- Born: Chiu Chow, Guangdong, China
- Died: 1998 Taiwan
- Citizenship: British Hong Kong

Chinese name
- Traditional Chinese: 馬惜如
- Simplified Chinese: 马惜如

Standard Mandarin
- Hanyu Pinyin: Mǎ Xī-rú

Yue: Cantonese
- Jyutping: Maa5 Sik1-jyu4

= Ma Sik-yu =

Ma Sik-yu (馬惜如 (马惜如, Mǎ Xī-rú, Maa5 Sik1-jyu4), died 1998) was a Hong Kong businessman and, along with his brother Ma Sik-chun, co-founder of the Oriental Daily News.

==Biography==
Ma Sik-yu and his younger brother Ma Sik-chun came from Chiu Chow, Guangdong. They eventually relocated to Hong Kong.

The Ma brothers became associates of Ng Shek-ho, a major drug trafficker in Hong Kong. Ma Sik-yu was nicknamed "White Powder Ma". It was alleged that the Ma brothers began trafficking heroin from 1967 onward. They were able to procure heroin by having Ma Sik-yu personally traveled to the Golden Triangle in Burma, along with forging a political alliance with Laos general Ouane Rattikone. Ma Sik-yu was also involved in the activities of Chiu Chow triads in Thailand.

The brothers founded the Oriental Daily News in 1969.

In 1977, warrants were issued for the arrest of the brothers for the importation of 700 tonnes of opium into Hong Kong between 1968 and 1974. Ma Sik-yu, after being tipped off about the police, escaped to Taiwan, where there was no extradition treaty with Hong Kong. His brother followed one year later.

He died in Taiwan in 1998.

==Legacy==
Oriental Daily News was run by Ma Sik-chun's son Ricky Ma Ching-fat.

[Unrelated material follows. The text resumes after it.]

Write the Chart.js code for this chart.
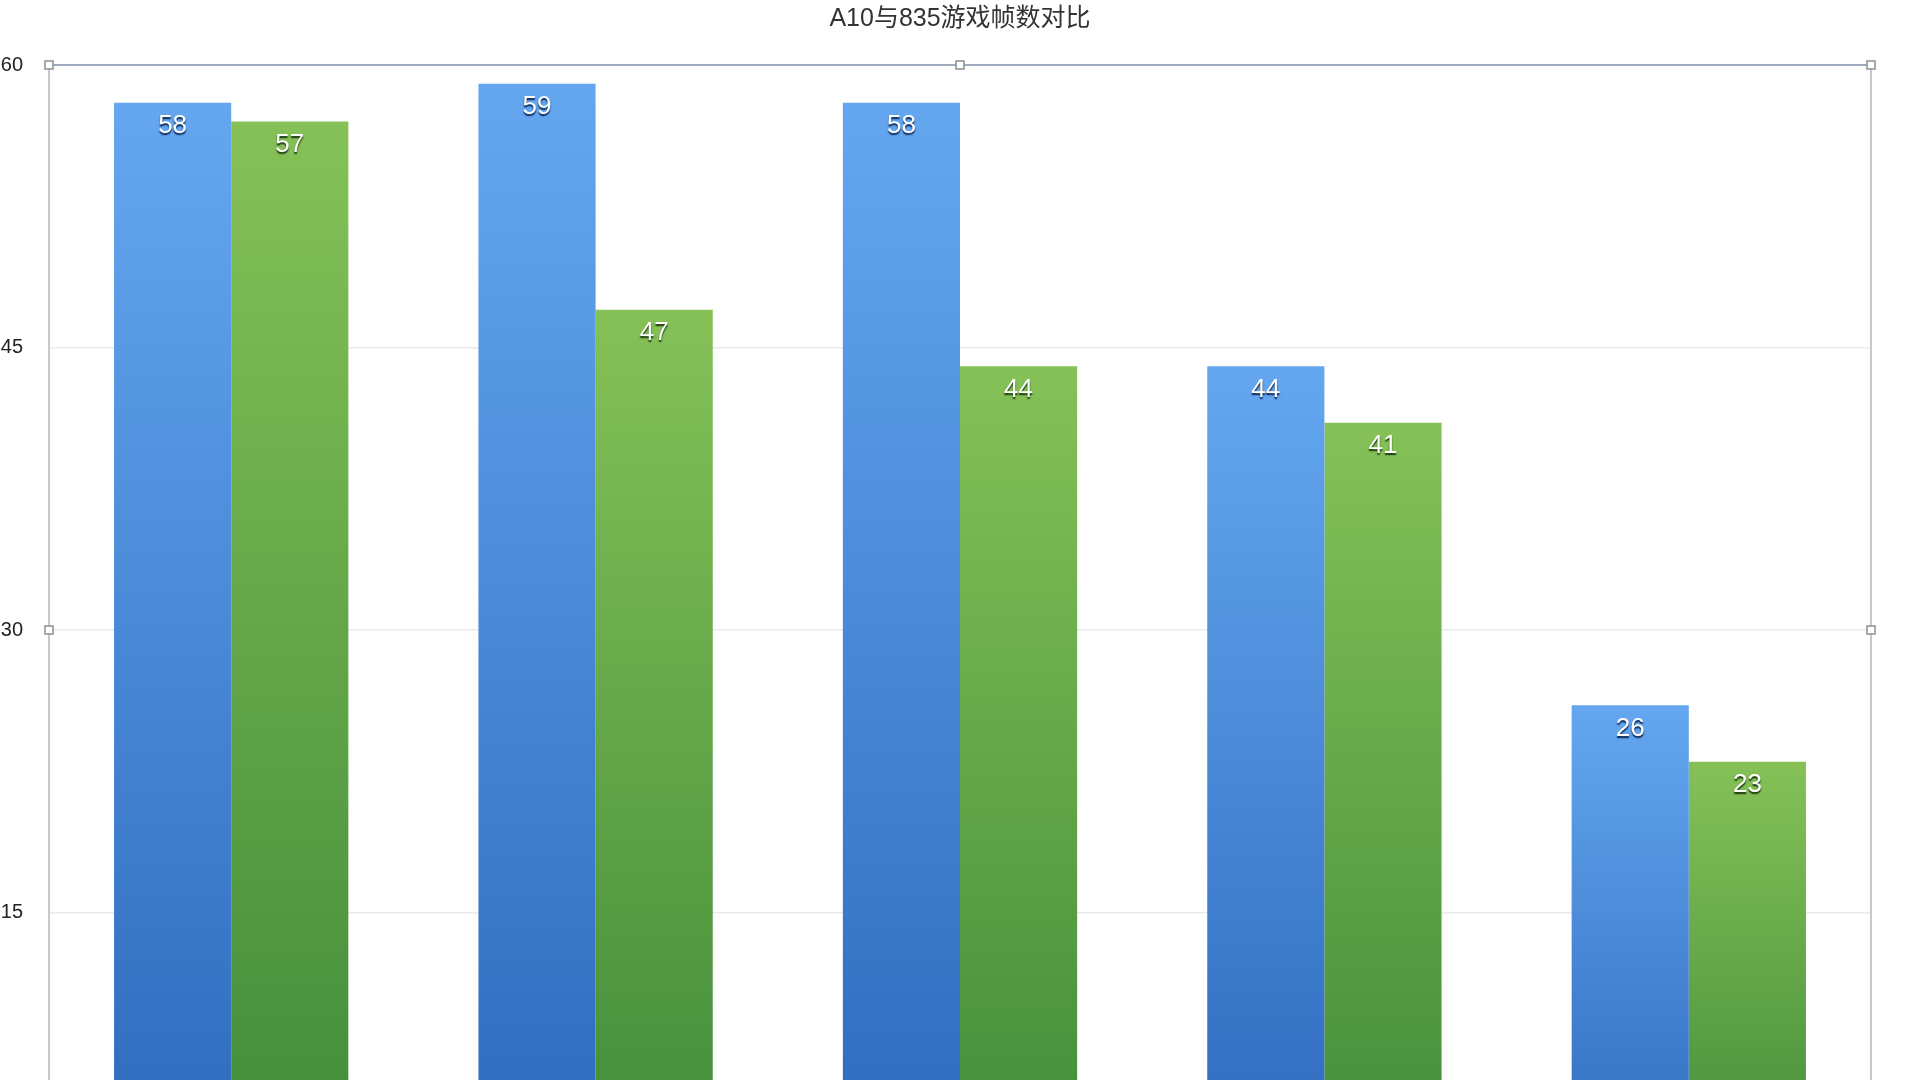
<!DOCTYPE html>
<html><head><meta charset="utf-8">
<style>html,body{margin:0;padding:0;background:#fff;overflow:hidden;width:1920px;height:1080px}
#wrap{position:absolute;left:0;top:0;width:1920px;height:1233px}</style>
<script src="https://cdn.jsdelivr.net/npm/chart.js@4"></script>
</head><body><div id="wrap"><canvas id="c" width="1920" height="1233"></canvas></div>
<script>
const title = 'A10与835游戏帧数对比';
const categories = ['游戏1', '游戏2', '游戏3', '游戏4', '游戏5'];
const seriesNames = ['A10', '835'];
const a10Values = [58, 59, 58, 44, 26];
const sd835Values = [57, 47, 44, 41, 23];
const yTicks = [0, 15, 30, 45, 60];

function grad(top, bottom) {
  return function (ctx) {
    const chart = ctx.chart; const ca = chart.chartArea;
    if (!ca || ctx.type !== 'data') return top;
    const y = chart.scales.y;
    const yt = y.getPixelForValue(ctx.parsed.y), yb = y.getPixelForValue(0);
    const g = chart.ctx.createLinearGradient(0, yt, 0, yb);
    g.addColorStop(0, top); g.addColorStop(1, bottom);
    return g;
  };
}

const decor = {
  id: 'decor',
  afterDatasetsDraw(chart) {
    const c = chart.ctx, ca = chart.chartArea;
    c.save();
    c.strokeStyle = '#c4c8cf'; c.lineWidth = 2;
    c.beginPath(); c.moveTo(ca.right, ca.top); c.lineTo(ca.right, ca.bottom); c.stroke();
    c.strokeStyle = '#9ea9bd';
    c.beginPath(); c.moveTo(ca.left, ca.top); c.lineTo(ca.right, ca.top); c.stroke();
    // data labels
    c.font = '26px "Liberation Sans", Arial, sans-serif';
    c.textAlign = 'center'; c.textBaseline = 'middle';
    const shadows = ['rgba(8,30,75,1)', 'rgba(20,48,10,1)'];
    chart.data.datasets.forEach((ds, di) => {
      const meta = chart.getDatasetMeta(di);
      meta.data.forEach((bar, i) => {
        c.save();
        c.shadowColor = shadows[di]; c.shadowOffsetX = 0; c.shadowOffsetY = 2; c.shadowBlur = 1.5;
        c.fillStyle = '#ffffff';
        c.fillText(String(ds.data[i]), bar.x, bar.y + 23);
        c.restore();
      });
    });
    // selection handles
    const midY = (ca.top + ca.bottom) / 2, midX = (ca.left + ca.right) / 2;
    const pts = [[ca.left, ca.top], [midX, ca.top], [ca.right, ca.top], [ca.left, midY], [ca.right, midY], [ca.left, ca.bottom], [midX, ca.bottom], [ca.right, ca.bottom]];
    c.lineWidth = 1.5; c.strokeStyle = '#8a8e96'; c.fillStyle = '#ffffff';
    pts.forEach(p => { c.fillRect(p[0] - 4, p[1] - 4, 8, 8); c.strokeRect(p[0] - 4, p[1] - 4, 8, 8); });
    c.restore();
  }
};

new Chart(document.getElementById('c'), {
  type: 'bar',
  data: {
    labels: categories,
    datasets: [
      { label: seriesNames[0], data: a10Values, backgroundColor: grad('#64a7f0', '#2c68bb'), borderWidth: 0, categoryPercentage: 0.643, barPercentage: 1.0 },
      { label: seriesNames[1], data: sd835Values, backgroundColor: grad('#85c157', '#3f8a39'), borderWidth: 0, categoryPercentage: 0.643, barPercentage: 1.0 }
    ]
  },
  options: {
    responsive: false, animation: false, devicePixelRatio: 1,
    layout: { padding: { left: 0, right: 0, top: 0, bottom: 7 } },
    plugins: {
      legend: { display: false }, tooltip: { enabled: false },
      title: { display: true, text: title, color: '#333333', font: { size: 25, family: '"Liberation Sans", "Noto Sans CJK SC", sans-serif', weight: 'normal' }, padding: { top: 4, bottom: 31 } }
    },
    scales: {
      x: { display: false },
      y: {
        min: 0, max: 60,
        afterBuildTicks(s) { s.ticks = yTicks.map(v => ({ value: v })); },
        afterFit(s) { s.width = 49; },
        border: { display: true, color: '#c4c8cf', width: 2 },
        grid: { drawTicks: false, color: ctx => (ctx.tick && ctx.tick.value === 60) ? 'rgba(0,0,0,0)' : '#e9eaec', lineWidth: 1.5 },
        ticks: { padding: 26, color: '#222', font: { size: 20, family: '"Liberation Sans", Arial, sans-serif' } }
      },
      yRight: {
        position: 'right', min: 0, max: 60,
        afterFit(s) { s.width = 49; },
        border: { display: false },
        grid: { display: false, drawTicks: false },
        ticks: { display: false }
      }
    }
  },
  plugins: [decor]
});
</script></body></html>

In 2010, Oriental Press sued the companies behind five websites, including Wikipedia, for publishing allegedly defamatory statements. The complaints were mainly about the drug trafficking history of its founder, the Ma brothers, found on the Chinese Wikipedia. The Wikimedia Foundation, as a company registered in California, had ignored the court summons and was absent from the trial. The Oriental Press Group therefore received a favorable ruling on paper, including damage claim and an injunction order in August 2010. The articles remained on Chinese Wikipedia.

==In popular culture==
- Lee Rock : 1991 film, Character Big Brother Ma, portrayed by Chun Wong.
- Legend of the Brothers : 1991 film, Character Hoi, portrayed by Kent Cheng.
- The Prince of Temple Street : 1992 film, portrayed by Kent Cheng.